しかし、基礎的な部分が育っていないということであれば、本人だけでなくクラブや環境にも責任はあるのかもしれない。
おまけに現在のジェフは将来に不透明な部分があるわけですから、選手の成長を考えると不安材料も少なくないでしょう。
それらを考えると、井出の将来のために移籍した方がいいのかなと思わなくもありません。
J1で通用するかどうかは不安なところがありますから、本当にG大阪に移籍するのであれば「獅子の子落とし」のような気持ちで送り出すことになるのかなとも思います。
もちろん実際には、移籍するからには帰って来なくていいと思いますが。
それでもセルティックに移籍した水野の時ほど、無謀な移籍ではないはずです。
ジェフとしては戦力としてもマイナスとなりますが、常時レギュラーだった選手ではないわけでそこまで大きな痛手でもないように思います。
若い選手ではありますが、今後ジェフで伸びるのかどうかはわからない状況になってきた気もしますし。
ただ、米倉と高橋が同時に退団した時のように、町田と井出が同時移籍となると苦しい面もあるでしょうが。
とはいえ、ジェフの現戦力を考えれば来年を勝負の年と位置付けるのは厳しいように思いますし、2人が同時に退団したとしても「やり直し」のシーズンならば大きな問題はないようにも思います。
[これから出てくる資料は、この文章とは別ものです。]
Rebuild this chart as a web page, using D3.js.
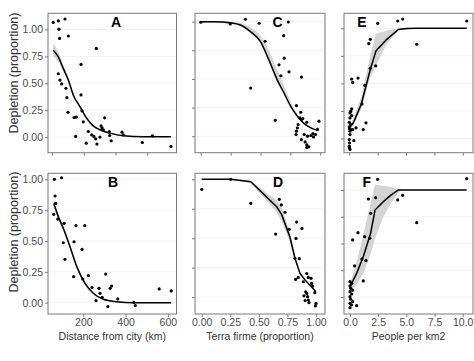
<!DOCTYPE html>
<html>
<head>
<meta charset="utf-8">
<script src="https://cdn.jsdelivr.net/npm/d3@7"></script>
<style>
  body { margin: 0; background: #fff; }
  text { font-family: "Liberation Sans", Arial, sans-serif; }
</style>
</head>
<body>
<svg id="chart" width="474" height="361"></svg>
<script>
// observed points, [x, depletion]
var ptsA = [[8,1.066],[40,1.08],[82,1.098],[44,1.003],[48,0.917],[103,0.94],[279,0.824],[183,0.676],
  [40,0.589],[50,0.53],[61,0.494],[88,0.454],[94,0.367],[183,0.392],[101,0.231],[189,0.244],[139,0.182],
  [153,0.185],[197,0.142],[332,0.179],[149,0.006],[229,0.052],[250,0.021],[264,0.006],[275,-0.016],
  [216,-0.056],[283,-0.065],[302,0.0],[309,0.105],[315,0.086],[323,0.068],[361,0.052],[363,0.015],
  [373,-0.034],[441,0.046],[449,0.021],[569,-0.05],[632,0.012],[749,-0.087]];
var ptsB = [[63,1.0],[97,1.013],[66,0.865],[69,0.805],[60,0.716],[79,0.678],[109,0.643],[105,0.486],
  [113,0.351],[165,0.624],[207,0.624],[156,0.494],[194,0.432],[154,0.211],[197,0.192],[224,0.22],
  [306,0.232],[241,0.122],[274,0.116],[279,0.076],[289,0.044],[260,0.016],[316,-0.032],[327,0.116],
  [334,0.135],[363,0.03],[439,0.003],[446,-0.024],[559,0.111],[616,0.095]];
var ptsC = [[0,0.995],[0.247,0.98],[0.374,1.021],[0.489,0.986],[0.733,0.997],[0.694,0.878],[0.539,0.829],
  [0.699,0.681],[0.655,0.623],[0.739,0.562],[0.671,0.528],[0.843,0.516],[0.418,0.42],[0.801,0.267],
  [0.837,0.209],[0.624,0.139],[0.829,0.16],[0.843,0.145],[0.854,0.154],[0.815,0.102],[0.809,0.073],
  [0.801,0.044],[0.798,0.015],[0.888,0.122],[0.989,0.131],[0.978,0.059],[0.866,0.015],[0.894,0.0],
  [0.922,0.006],[0.944,-0.006],[0.961,0.015],[0.843,-0.029],[0.874,-0.05],[0.888,-0.076],[0.905,-0.093],
  [0.888,-0.099],[0.939,0.023]];
var ptsD = [[0,0.915],[0.254,1.0],[0.429,0.796],[0.679,0.83],[0.697,0.782],[0.729,0.72],[0.647,0.535],
  [0.766,0.575],[0.831,0.637],[0.877,0.583],[0.825,0.498],[0.816,0.329],[0.854,0.326],[0.822,0.15],
  [0.845,0.167],[0.919,0.2],[0.933,0.167],[0.889,0.13],[0.962,0.116],[0.957,0.159],[0.971,0.093],
  [0.91,0.045],[0.919,0.031],[0.927,0.003],[0.933,-0.025],[0.939,-0.048],[0.895,0.01],[0.905,-0.03],
  [0.99,0.037],[1.0,-0.054],[0.995,-0.075]];
var ptsE = [[2.5,1.045],[4.27,1.066],[4.71,1.084],[10.35,1.066],[5.94,0.855],[1.85,0.9],[1.71,0.861],
  [2.33,0.659],[1.85,0.638],[0.77,0.548],[0.21,0.539],[0.3,0.509],[1.36,0.482],[1.12,0.313],[0.21,0.268],
  [0.12,0.247],[0.06,0.232],[0.21,0.208],[0.06,0.187],[0.0,0.147],[0.12,0.126],[0.0,0.106],[0.02,0.088],
  [0.12,0.081],[0.3,0.081],[0.06,0.066],[0.59,0.097],[1.23,0.081],[1.47,0.142],[0.06,0.036],[0.0,-0.009],
  [0.02,-0.039],[0.0,-0.07],[0.0,-0.084],[0.06,-0.099],[0.4,-0.02]];
var ptsF = [[2.45,1.1],[10.35,1.106],[2.28,0.928],[1.63,0.916],[4.67,0.95],[4.23,0.907],[1.83,0.782],
  [5.92,0.695],[0.71,0.601],[1.3,0.564],[1.75,0.548],[0.24,0.533],[1.06,0.355],[1.42,0.34],[0.41,0.29],
  [1.18,0.15],[0.59,-0.081],[0.0,0.143],[0.15,0.128],[0.0,0.103],[0.06,0.081],[0.24,0.065],[0.0,0.05],
  [0.15,0.028],[0.0,0.003],[0.06,-0.021],[0.24,-0.044],[0.0,-0.059],[0.15,-0.075],[0.0,-0.1]];

// fitted curve with its band, [x, fit, lower, upper]
var fitA = [[8,0.808,0.75,0.87],[40,0.746,0.70,0.79],[71,0.639,0.61,0.67],[103,0.531,0.51,0.555],
  [134,0.392,0.375,0.41],[176,0.283,0.265,0.30],[218,0.176,0.16,0.19],[260,0.105,0.095,0.115],
  [302,0.068,0.06,0.075],[365,0.037,0.03,0.044],[449,0.012,0.008,0.016],[575,0.003,0,0.006],[749,0.003,0,0.006]];
var fitB = [[60,0.805,0.77,0.84],[82,0.697,0.67,0.72],[105,0.603,0.58,0.625],[137,0.454,0.435,0.47],
  [169,0.292,0.275,0.31],[208,0.157,0.145,0.17],[247,0.076,0.068,0.084],[295,0.027,0.022,0.032],
  [358,0.008,0.005,0.011],[437,0,0,0.003],[616,0,0,0.002]];
var fitC = [[0,1.0,0.99,1.005],[0.107,1.0,0.99,1.005],[0.247,0.99,0.98,1.0],[0.332,0.971,0.96,0.99],
  [0.416,0.913,0.9,0.95],[0.5,0.826,0.81,0.88],[0.57,0.667,0.64,0.75],[0.64,0.492,0.47,0.58],
  [0.697,0.377,0.36,0.44],[0.753,0.261,0.25,0.3],[0.809,0.174,0.165,0.19],[0.866,0.11,0.105,0.115],
  [0.922,0.073,0.07,0.076],[0.978,0.052,0.05,0.055]];
var fitD = [[0,1.0,1.0,1.0],[0.254,1.0,0.995,1.0],[0.429,0.98,0.97,0.99],[0.656,0.767,0.72,0.82],
  [0.7,0.7,0.64,0.76],[0.772,0.51,0.47,0.55],[0.816,0.33,0.31,0.35],[0.86,0.2,0.19,0.21],
  [0.9,0.15,0.14,0.16],[1.0,0.045,0.04,0.05]];
var fitE = [[0,0.097,0.07,0.12],[0.36,0.142,0.12,0.18],[1.06,0.313,0.27,0.38],[1.82,0.614,0.55,0.74],
  [2.35,0.795,0.66,0.95],[3.3,0.9,0.86,0.98],[4.33,0.99,0.98,1.0],[5.07,0.997,0.99,1.0],
  [5.94,1.0,1.0,1.0],[10.35,1.0,1.0,1.0]];
var fitF = [[0,0.096,0.05,0.13],[0.59,0.22,0.12,0.33],[1.18,0.377,0.22,0.58],[1.83,0.595,0.4,0.88],
  [2.22,0.813,0.55,1.05],[2.96,0.891,0.75,1.04],[3.6,0.95,0.87,1.03],[4.29,1.0,0.98,1.01],
  [4.67,1.0,1.0,1.0],[10.35,1.0,1.0,1.0]];

var yTicks = [0, 0.25, 0.5, 0.75, 1];
var distTicks = [0, 200, 400, 600];
var propTicks = [0, 0.25, 0.5, 0.75, 1];
var peopleTicks = [0, 2.5, 5, 7.5, 10];
var xTitles = ['Distance from city (km)', 'Terra firme (proportion)', 'People per km2'];
var yTitle = 'Depletion (proportion)';

var colX = [48, 195, 344], colW = [128.5, 130, 129];
var rowY = [13.3, 173.3], rowH = [139.4, 140.7];

var panels = [
  {name: 'A', col: 0, row: 0, pts: ptsA, fit: fitA, smooth: true, xt: distTicks, xd: [-25, 784], yd: [-0.145, 1.151], lab: [403, 1.02]},
  {name: 'C', col: 1, row: 0, pts: ptsC, fit: fitC, smooth: true, xt: propTicks, xd: [-0.048, 1.04], yd: [-0.144, 1.073], lab: [0.643, 0.954]},
  {name: 'E', col: 2, row: 0, pts: ptsE, fit: fitE, smooth: false, xt: peopleTicks, xd: [-0.467, 10.9], yd: [-0.129, 1.136], lab: [1.12, 1.01]},
  {name: 'B', col: 0, row: 1, pts: ptsB, fit: fitB, smooth: true, xt: distTicks, xd: [32.7, 641], yd: [-0.092, 1.049], lab: [341, 0.94]},
  {name: 'D', col: 1, row: 1, pts: ptsD, fit: fitD, smooth: false, xt: propTicks, xd: [-0.059, 1.079], yd: [-0.144, 1.051], lab: [0.668, 0.935]},
  {name: 'F', col: 2, row: 1, pts: ptsF, fit: fitF, smooth: false, xt: peopleTicks, xd: [-0.53, 10.91], yd: [-0.159, 1.156], lab: [1.5, 1.028]}
];

var svg = d3.select('#chart');
var frameCol = '#7a7a7a', tickTextCol = '#4d4d4d';

panels.forEach(function(p) {
  var x0 = colX[p.col], w = colW[p.col], y0 = rowY[p.row], h = rowH[p.row];
  var x = d3.scaleLinear().domain(p.xd).range([x0, x0 + w]);
  var y = d3.scaleLinear().domain(p.yd).range([y0 + h, y0]);
  var g = svg.append('g');

  // faint grid
  g.selectAll('line.grid').data(yTicks).enter().append('line')
      .attr('x1', x0).attr('x2', x0 + w)
      .attr('y1', function(d) { return y(d); })
      .attr('y2', function(d) { return y(d); })
      .attr('stroke', '#f2f2f2').attr('stroke-width', 1);

  var curve = p.smooth ? d3.curveMonotoneX : d3.curveLinear;
  g.append('path').datum(p.fit)
      .attr('d', d3.area().curve(curve)
        .x(function(d) { return x(d[0]); })
        .y0(function(d) { return y(d[2]); })
        .y1(function(d) { return y(d[3]); }))
      .attr('fill', '#d4d4d4');

  g.append('path').datum(p.fit)
      .attr('d', d3.line().curve(curve)
        .x(function(d) { return x(d[0]); })
        .y(function(d) { return y(d[1]); }))
      .attr('fill', 'none').attr('stroke', '#000').attr('stroke-width', 1.5);

  g.selectAll('circle').data(p.pts).enter().append('circle')
      .attr('cx', function(d) { return x(d[0]); })
      .attr('cy', function(d) { return y(d[1]); })
      .attr('r', 1.6).attr('fill', '#000');

  // axes
  var ax = d3.axisBottom(x).tickValues(p.xt.filter(function(t) { return t >= p.xd[0] && t <= p.xd[1]; }))
      .tickSize(3).tickPadding(2)
      .tickFormat(p.row === 1 ? (p.col === 2 ? d3.format('.1f') : (p.col === 1 ? d3.format('.2f') : d3.format('d'))) : '');
  var gx = g.append('g').attr('transform', 'translate(0,' + (y0 + h) + ')').call(ax);
  gx.select('.domain').remove();
  gx.selectAll('line').attr('stroke', frameCol);
  gx.selectAll('text').attr('fill', tickTextCol).style('font-size', '10.5px');

  var ay = d3.axisLeft(y).tickValues(yTicks).tickSize(3).tickPadding(2)
      .tickFormat(p.col === 0 ? d3.format('.2f') : '');
  var gy = g.append('g').attr('transform', 'translate(' + x0 + ',0)').call(ay);
  gy.select('.domain').remove();
  gy.selectAll('line').attr('stroke', frameCol);
  gy.selectAll('text').attr('fill', tickTextCol).style('font-size', '10.5px');

  g.append('rect').attr('x', x0).attr('y', y0).attr('width', w).attr('height', h)
      .attr('fill', 'none').attr('stroke', frameCol).attr('stroke-width', 1);

  g.append('text').attr('x', x(p.lab[0])).attr('y', y(p.lab[1]))
      .attr('text-anchor', 'middle').style('font-size', '14px').style('font-weight', 'bold')
      .text(p.name);
});

// axis titles
svg.selectAll('text.xt').data(xTitles).enter().append('text')
    .attr('x', function(d, i) { return colX[i] + colW[i] / 2; })
    .attr('y', 340)
    .attr('text-anchor', 'middle').attr('fill', '#333').style('font-size', '10.5px')
    .text(function(d) { return d; });

svg.selectAll('text.yt').data([73, 232]).enter().append('text')
    .attr('transform', function(d) { return 'translate(18,' + d + ') rotate(-90)'; })
    .attr('text-anchor', 'middle').attr('fill', '#333').style('font-size', '12.5px')
    .text(yTitle);
</script>
</body>
</html>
もちろん来季も結果を求めるというのであれば、少しでも戦力となる選手には残ってほしいということになるでしょうが。
ただ、そうなったとして、来季結果を出すことにどれだけ現実味があるのかといった問題も出てくるでしょう。
まずはクラブがしっかりしなければ、クラブも選手を引き留められないでしょう。
応援する者としても、残留を強く希望するのは難しい状況ではないかと私は思います。
井出に関してもクラブに関しても、まずは出方を見守るといった状況になるのかなと現時点では思います。